Paloumpis, a senior history teacher at Hillsborough High, and his daughter, Laura, a junior, walk into school every day together.
"It's fun," he said. "Neither of us like to talk much in the morning. We're usually quiet (on the way to school) but we talk at home."
Laura agreed. "He understands when I talk about school-related things, and he can help me out when I need him."
While it has been an adjustment being in the same working and learning environment every day, it's not the first time Paloumpis has had to modify his relationship with a relative at work.
Last year, Andy, Laura's older brother, attended Hillsborough High. He had Paloumpis' History of the Americas class every other day. In the afternoons he would swim for the school's swim team, which was coached by his dad.
Despite their father-child relationship, Paloumpis always made sure not to play favorites. "In fact, sometimes I would grade Andy's work more harshly.
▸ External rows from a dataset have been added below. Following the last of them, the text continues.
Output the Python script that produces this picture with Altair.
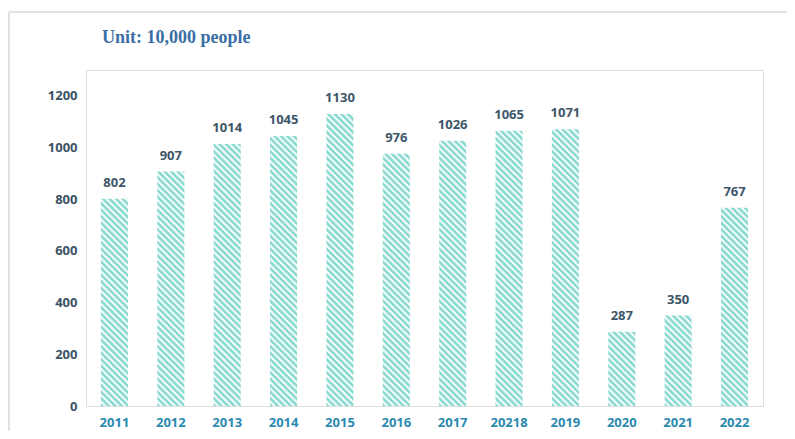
import altair as alt
import pandas as pd

# ---- data ----
years = ["2011", "2012", "2013", "2014", "2015", "2016", "2017", "20218", "2019", "2020", "2021", "2022"]
values = [802, 907, 1014, 1045, 1130, 976, 1026, 1065, 1071, 287, 350, 767]
y_ticks = [0, 200, 400, 600, 800, 1000, 1200]
title_text = "Unit: 10,000 people"

df = pd.DataFrame({"year": years, "value": values})

# ---- layout / style ----
W, H = 677, 336
Y_MAX = 1300
P_IN, P_OUT = 0.52, 0.265
step = W / (len(years) - P_IN + 2 * P_OUT)
bar_w = step * (1 - P_IN)
px_per_unit = H / Y_MAX

TEAL = "#8cdad1"
LIGHT = "#f0fbf9"
PERIOD = 6.5   # stripe period in px (measured along x - y)
L = 420.0      # gradient length in px of (x - y)

stops = []
n = int(L / PERIOD) + 1
for k in range(n):
    base_off = k * PERIOD / L
    for off, col in [(0.0, TEAL), (0.4, TEAL), (0.56, LIGHT), (0.86, LIGHT)]:
        o = base_off + off * PERIOD / L
        if o <= 1:
            stops.append({"offset": round(o, 5), "color": col})


def stripe_gradient(v):
    h = v * px_per_unit
    w = bar_w
    d = L / (w * w + h * h)
    return {
        "gradient": "linear",
        "x1": 0, "y1": 1,
        "x2": d * w, "y2": 1 - d * h,
        "stops": stops,
    }


conds = [
    {"test": f"datum.year === '{yr}'", "value": stripe_gradient(v)}
    for yr, v in zip(years[:-1], values[:-1])
]
fill = alt.FillValue(value=stripe_gradient(values[-1]), condition=conds)

x_enc = alt.X(
    "year:N", sort=years, title=None,
    scale=alt.Scale(paddingInner=P_IN, paddingOuter=P_OUT),
    axis=alt.Axis(labelAngle=0, ticks=False, domain=False, labelPadding=10,
                  labelFont="Open Sans", labelFontSize=13, labelFontWeight="bold",
                  labelColor="#2a8ab0"),
)
y_enc = alt.Y(
    "value:Q", title=None,
    scale=alt.Scale(domain=[0, Y_MAX], nice=False),
    axis=alt.Axis(values=y_ticks, format="d", grid=False, ticks=False, domain=False,
                  labelPadding=9,
                  labelFont="Open Sans", labelFontSize=13, labelFontWeight="bold",
                  labelColor="#3b5264"),
)

base = alt.Chart(df)

bars = base.mark_bar(stroke=None).encode(x=x_enc, y=y_enc, fill=fill)

labels = base.mark_text(
    font="Open Sans", fontSize=13, fontWeight="bold", color="#3d5669",
    baseline="alphabetic", dy=-12,
).encode(x=alt.X("year:N", sort=years), y="value:Q", text="value:Q")

deco_df = pd.DataFrame({"title": [title_text]})
frame_left = alt.Chart(deco_df).mark_rule(color="#e2e2e2", strokeWidth=2).encode(
    x=alt.value(-77), y=alt.value(-58), y2=alt.value(430)
)
frame_top = alt.Chart(deco_df).mark_rule(color="#e2e2e2", strokeWidth=2).encode(
    x=alt.value(-77), x2=alt.value(720), y=alt.value(-58)
)
title = alt.Chart(deco_df).mark_text(
    font="Liberation Serif", fontSize=18, fontWeight="bold", color="#3a6ea5",
    align="left", baseline="middle",
).encode(x=alt.value(16), y=alt.value(-32), text="title:N")

chart = alt.layer(frame_left, frame_top, title, bars, labels).properties(
    width=W, height=H,
    autosize=alt.AutoSizeParams(type="none"),
    padding={"left": 78, "top": 62, "right": 24, "bottom": 25},
).configure_view(stroke="#c8ece9", strokeWidth=2).configure(background="white")

chart.save("out.html", embed_options={"renderer": "svg", "actions": False})
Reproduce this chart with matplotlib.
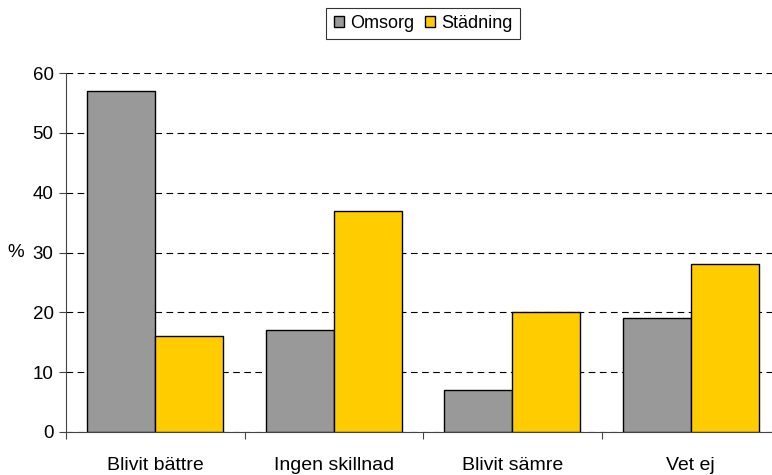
import numpy as np
import matplotlib.pyplot as plt

plt.rcParams['font.family'] = ['Liberation Sans', 'DejaVu Sans']

categories = ['Blivit bättre', 'Ingen skillnad', 'Blivit sämre', 'Vet ej']
omsorg = [57, 17, 7, 19]
stadning = [16, 37, 20, 28]

fig = plt.figure(figsize=(7.72, 4.75), dpi=100, facecolor='white')
ax = fig.add_axes([66 / 772, 43 / 475, 714 / 772, 359 / 475])

x = np.arange(len(categories))
w = 0.38
ax.bar(x - w / 2, omsorg, w, color='#999999', edgecolor='black', linewidth=1, label='Omsorg', zorder=3)
ax.bar(x + w / 2, stadning, w, color='#ffcc00', edgecolor='black', linewidth=1, label='Städning', zorder=3)

ax.set_xlim(-0.5, len(categories) - 0.5)
ax.set_ylim(0, 60)
ax.set_yticks(range(0, 61, 10))
ax.yaxis.grid(True, linestyle=(0, (6, 4)), color='black', linewidth=0.8, zorder=0)

ax.set_xticks(np.arange(-0.5, len(categories), 1.0))
ax.set_xticklabels([])
ax.set_xticks(x, minor=True)
ax.set_xticklabels(categories, minor=True, fontsize=14)
ax.tick_params(axis='x', which='minor', length=0, pad=18)
ax.tick_params(axis='x', which='major', length=5, direction='out', color='#444444')
ax.tick_params(axis='y', length=5, direction='out', labelsize=13.5, color='#444444', pad=4)

for s in ['top', 'right']:
    ax.spines[s].set_visible(False)
ax.spines['left'].set_color('#444444')
ax.spines['bottom'].set_color('#444444')

ax.set_ylabel('%', rotation=0, fontsize=13.5, va='center', ha='center')
ax.yaxis.set_label_coords(-0.07, 0.5)

leg = ax.legend(loc='upper center', bbox_to_anchor=(0.5, 1.181), ncol=2, fontsize=13,
                frameon=True, fancybox=False, edgecolor='black', handlelength=0.55,
                handleheight=0.55, handletextpad=0.35, columnspacing=0.6, borderpad=0.4,
                borderaxespad=0)
leg.get_frame().set_linewidth(0.8)

fig.savefig('out.png', dpi=100)
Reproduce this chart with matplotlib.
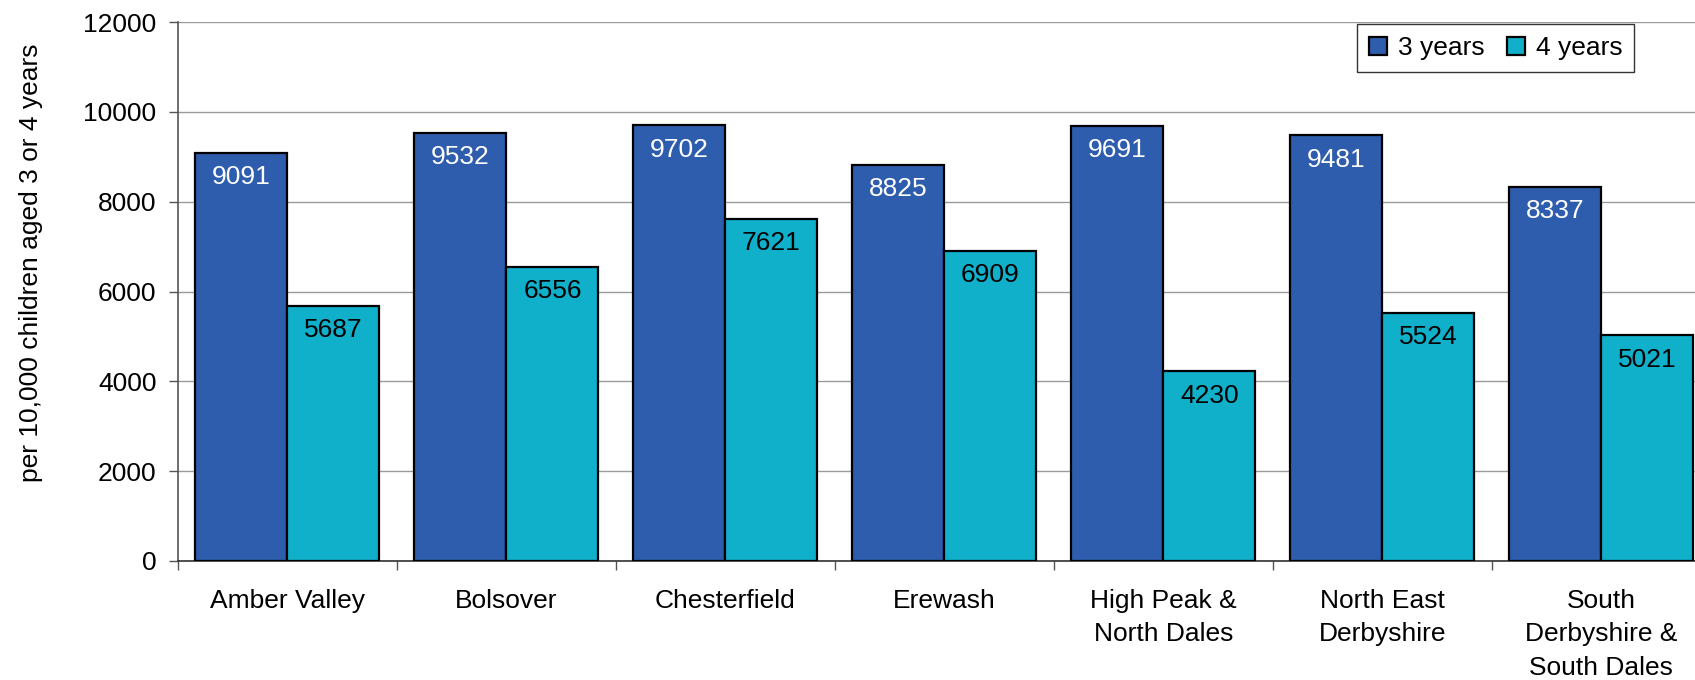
import matplotlib
matplotlib.use("Agg")
import matplotlib.pyplot as plt
import numpy as np

categories = ["Amber Valley", "Bolsover", "Chesterfield", "Erewash",
              "High Peak &\nNorth Dales", "North East\nDerbyshire",
              "South\nDerbyshire &\nSouth Dales"]
years3 = [9091, 9532, 9702, 8825, 9691, 9481, 8337]
years4 = [5687, 6556, 7621, 6909, 4230, 5524, 5021]
series_names = ["3 years", "4 years"]
yticks = [0, 2000, 4000, 6000, 8000, 10000, 12000]

plt.rcParams['font.family'] = ['Liberation Sans', 'DejaVu Sans']

fig = plt.figure(figsize=(16.95, 6.8), dpi=100)
ax = fig.add_axes([0.105, 0.175, 0.9044, 0.7926])

x = np.arange(len(categories))
w = 0.42
c3 = "#2E5DAE"
c4 = "#10AFCA"
ax.bar(x - w/2, years3, w, color=c3, edgecolor="black", linewidth=1.6, label=series_names[0], zorder=3)
ax.bar(x + w/2, years4, w, color=c4, edgecolor="black", linewidth=1.6, label=series_names[1], zorder=3)

FS = 19
for xi, v in zip(x, years3):
    ax.annotate(str(v), (xi - w/2, v), xytext=(0, -9), textcoords="offset points",
                ha="center", va="top", color="white", fontsize=FS, zorder=4)
for xi, v in zip(x, years4):
    ax.annotate(str(v), (xi + w/2, v), xytext=(0, -9), textcoords="offset points",
                ha="center", va="top", color="black", fontsize=FS, zorder=4)

ax.set_xlim(-0.5, len(categories) - 0.5)
ax.set_ylim(0, 12000)
ax.set_yticks(yticks)
ax.set_yticklabels([str(t) for t in yticks], fontsize=FS)
ax.yaxis.grid(True, color="#9a9a9a", linewidth=1, zorder=0)
ax.set_axisbelow(True)

ax.set_xticks(x)
ax.set_xticklabels(categories, fontsize=FS, linespacing=1.5, va="top")
ax.tick_params(axis="x", length=0, pad=20)
ax.set_xticks(np.arange(len(categories)) - 0.5, minor=True)
ax.tick_params(axis="x", which="minor", length=6.5, width=1, color="#555555")
ax.tick_params(axis="y", length=6.5, width=1, color="#555555", pad=9)

for s in ["top", "right"]:
    ax.spines[s].set_visible(False)
ax.spines["left"].set_color("#555555")
ax.spines["left"].set_linewidth(1.2)
ax.spines["bottom"].set_color("#333333")
ax.spines["bottom"].set_linewidth(1.2)

ax.set_ylabel("per 10,000 children aged 3 or 4 years", fontsize=19)
ax.yaxis.set_label_coords(-0.088, 0.554)

leg = ax.legend(loc="upper right", bbox_to_anchor=(0.950, 0.996), ncol=2, fontsize=FS,
                frameon=True, fancybox=False, edgecolor="black",
                handlelength=0.7, handleheight=0.7, handletextpad=0.4,
                columnspacing=0.85, borderpad=0.45, borderaxespad=0)
leg.get_frame().set_linewidth(1)

fig.savefig("out.png", dpi=100)
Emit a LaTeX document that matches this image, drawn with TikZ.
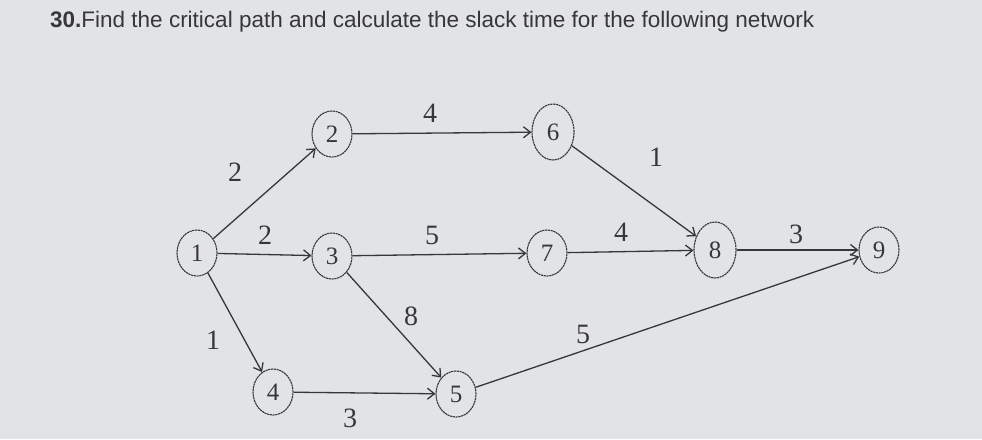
\documentclass[tikz,border=0pt]{standalone}
\usepackage{fontspec}
\setmainfont{Liberation Serif}
\newfontfamily\titlefont{Liberation Sans}
\usetikzlibrary{shapes.geometric,arrows.meta}
\definecolor{paper}{RGB}{226,227,231}
\definecolor{ink}{RGB}{55,55,58}
\begin{document}
\begin{tikzpicture}[x=1pt, y=-1pt,
		event/.style={ellipse, draw=ink, line width=1.1pt, dash pattern=on 2.2pt off 0.6pt,
			inner sep=0pt, minimum width=40pt, minimum height=46pt, font=\fontsize{25}{25}\selectfont, text=ink},
		tallevent/.style={event, minimum width=42pt, minimum height=56pt},
		act/.style={draw=ink, line width=1.3pt, -{Straight Barb[length=7pt,width=11pt]}},
		lbl/.style={font=\fontsize{28}{28}\selectfont, text=ink, inner sep=0pt}]
				\useasboundingbox[fill=paper] (0,0) rectangle (982,439);
				\node[anchor=west, inner sep=0pt, text=ink] (title) at (50,22)
					{\titlefont\fontsize{22.5}{22.5}\selectfont\textbf{30.}Find the critical path and calculate the slack time for the following network};
				% events
				\node[event] (e1) at (197,253) {1};
				\node[event] (e2) at (332,134) {2};
				\node[event] (e3) at (332,256) {3};
				\node[event] (e4) at (273,392) {4};
				\node[event] (e5) at (456,394) {5};
				\node[tallevent] (e6) at (553,132) {6};
				\node[event] (e7) at (547,253) {7};
				\node[tallevent] (e8) at (715,250) {8};
				\node[event] (e9) at (879,250) {9};
				% activities
				\draw[act] (e1) -- (e2);
				\draw[act] (e1) -- (e3);
				\draw[act] (e1) -- (e4);
				\draw[act] (e2) -- (e6);
				\draw[act] (e3) -- (e7);
				\draw[act] (e3) -- (e5);
				\draw[act] (e4) -- (e5);
				\draw[act] (e6) -- (e8);
				\draw[act] (e7) -- (e8);
				\draw[act] (e8) -- (e9);
				\draw[act] (e5) -- (e9);
				% durations
				\node[lbl] (d12) at (235,172) {2};
				\node[lbl] (d13) at (265,235) {2};
				\node[lbl] (d14) at (213,340) {1};
				\node[lbl] (d26) at (430,113) {4};
				\node[lbl] (d37) at (432,235) {5};
				\node[lbl] (d35) at (411,316) {8};
				\node[lbl] (d45) at (350,418) {3};
				\node[lbl] (d68) at (656,157) {1};
				\node[lbl] (d78) at (621,232) {4};
				\node[lbl] (d59) at (583,334) {5};
				\node[lbl] (d89) at (796,234) {3};
			\end{tikzpicture}
\end{document}
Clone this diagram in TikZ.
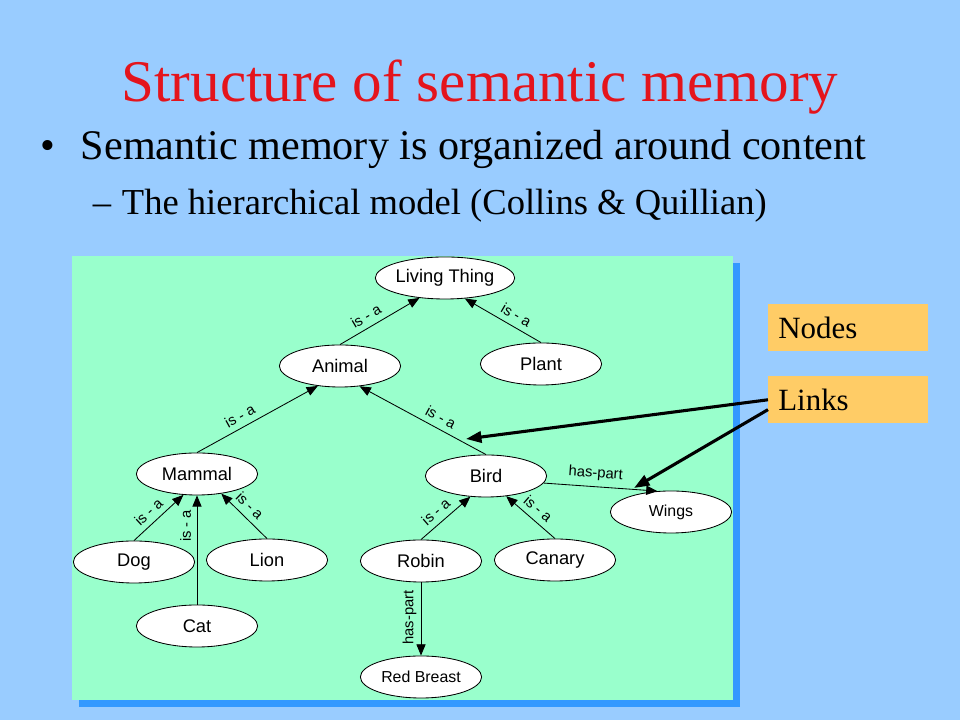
\documentclass[tikz,border=0pt]{standalone}
\usepackage{fontspec}
\setmainfont{Liberation Serif}
\setsansfont{Liberation Sans}
\usetikzlibrary{shapes.geometric,arrows.meta}
\definecolor{slideblue}{RGB}{153,204,255}
\definecolor{panelgreen}{RGB}{153,255,204}
\definecolor{panelshadow}{RGB}{51,153,255}
\definecolor{keyorange}{RGB}{255,204,102}
\definecolor{titlered}{RGB}{228,20,28}
\begin{document}
\begin{tikzpicture}[x=0.025cm,y=0.025cm,
    concept/.style={ellipse,draw,fill=white,line width=.6pt,inner sep=0pt,
      minimum width=3.03cm,minimum height=1.05cm,font=\sffamily\fontsize{13}{15}\selectfont},
    part/.style={concept,font=\sffamily\fontsize{11.3}{13}\selectfont},
    rel/.style={sloped,above=3pt,inner sep=1pt,font=\sffamily\fontsize{10.5}{12}\selectfont},
    keybox/.style={fill=keyorange,anchor=north west,text width=3.5cm,inner xsep=.25cm,
      minimum height=1.175cm,align=left,font=\fontsize{22}{26}\selectfont},
    pointer/.style={line width=2.2pt,-{Triangle[length=11pt,width=8pt]}}]
  % slide and panel
  \fill[slideblue] (0,0) rectangle (960,720);
  \fill[panelshadow] (79,13) rectangle (740,457);
  \fill[panelgreen] (72,20) rectangle (733,464);

  % heading
  \node[anchor=base,text=titlered,font=\fontsize{42}{48}\selectfont] (title) at (480,618) {Structure of semantic memory};
  \node[anchor=base west,font=\fontsize{30}{36}\selectfont] (dot) at (36,560) {•};
  \node[anchor=base west,font=\fontsize{30}{36}\selectfont] (point) at (76,560) {Semantic memory is organized around content};
  \node[anchor=base west,font=\fontsize{26}{30}\selectfont] (dash) at (88,505) {–};
  \node[anchor=base west,font=\fontsize{26}{30}\selectfont] (subpoint) at (117,505) {The hierarchical model (Collins \& Quillian)};

  \draw
    (445,442) node[concept] (living){Living Thing}
    (340,354) node[concept] (animal){Animal}
    (541,356) node[concept] (plant){Plant}
    (197,246) node[concept] (mammal){Mammal}
    (486,244) node[concept] (bird){Bird}
    (671,208) node[part] (wings){Wings}
    (134,158) node[concept] (dog){Dog}
    (267,160) node[concept] (lion){Lion}
    (197,94) node[concept] (cat){Cat}
    (421,159) node[concept] (robin){Robin}
    (555,160) node[concept] (canary){Canary}
    (421,43) node[part] (redbreast){Red Breast};
  \begin{scope}[-{Triangle[length=8pt,width=6.5pt]},line width=.6pt]
    \draw (animal.north) to node[rel,pos=.4]{is - a} (living.218);
    \draw (plant.north) to node[rel,pos=.4]{is - a} (living.314);
    \draw (mammal.north) to node[rel,pos=.4]{is - a} (animal.222);
    \draw (bird.north) to node[rel,pos=.4]{is - a} (animal.314);
    \draw (dog.north) to node[rel,pos=.45]{is - a} (mammal.237);
    \draw (cat) to node[rel,pos=.72]{is - a} (mammal);
    \draw (lion.north) to node[rel,pos=.55]{is - a} (mammal.321);
    \draw (robin.north) to node[rel,pos=.45]{is - a} (bird.233);
    \draw (canary.north) to node[rel,pos=.5]{is - a} (bird.315);
    \draw (bird.353) to node[rel,pos=.45]{has-part} (wings.123);
    \draw (robin) to node[font=\sffamily\fontsize{10.5}{12}\selectfont,rotate=90,anchor=south,inner sep=3pt,pos=.48]{has-part} (redbreast);
  \end{scope}

  % key
  \node[keybox] (nodesbox) at (768,416) {Nodes};
  \node[keybox] (links) at (768,344) {Links};
  \coordinate (tipA) at (466,281);
  \coordinate (tipB) at (634,232);
  \draw[pointer] (links.west) -- (tipA);
  \draw[pointer] (links.187) -- (tipB);
\end{tikzpicture}
\end{document}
He even caught me once!"
Laura and her dad agree that having one another at school is a good thing.
Paloumpis, however, stressed that he tries to respect their "zones of privacy."
"I have to remember that. They have lives I'm not a part of. You've got to understand the barriers of what you can do. I always feel bad (embarrassing Laura), unless it's funny," he joked.
Laura explained that there have been numerous embarrassing experiences.
One time her dad told a male classmate of Laura's that he had a hammer in his desk and that if the boy ever went near his daughter his response would be "I'll kill you!"
Joking aside, Paloumpis said he firmly believes their relationship is stronger because they are at the same school. Laura echoed his sentiment. "If I need anything, he's always there."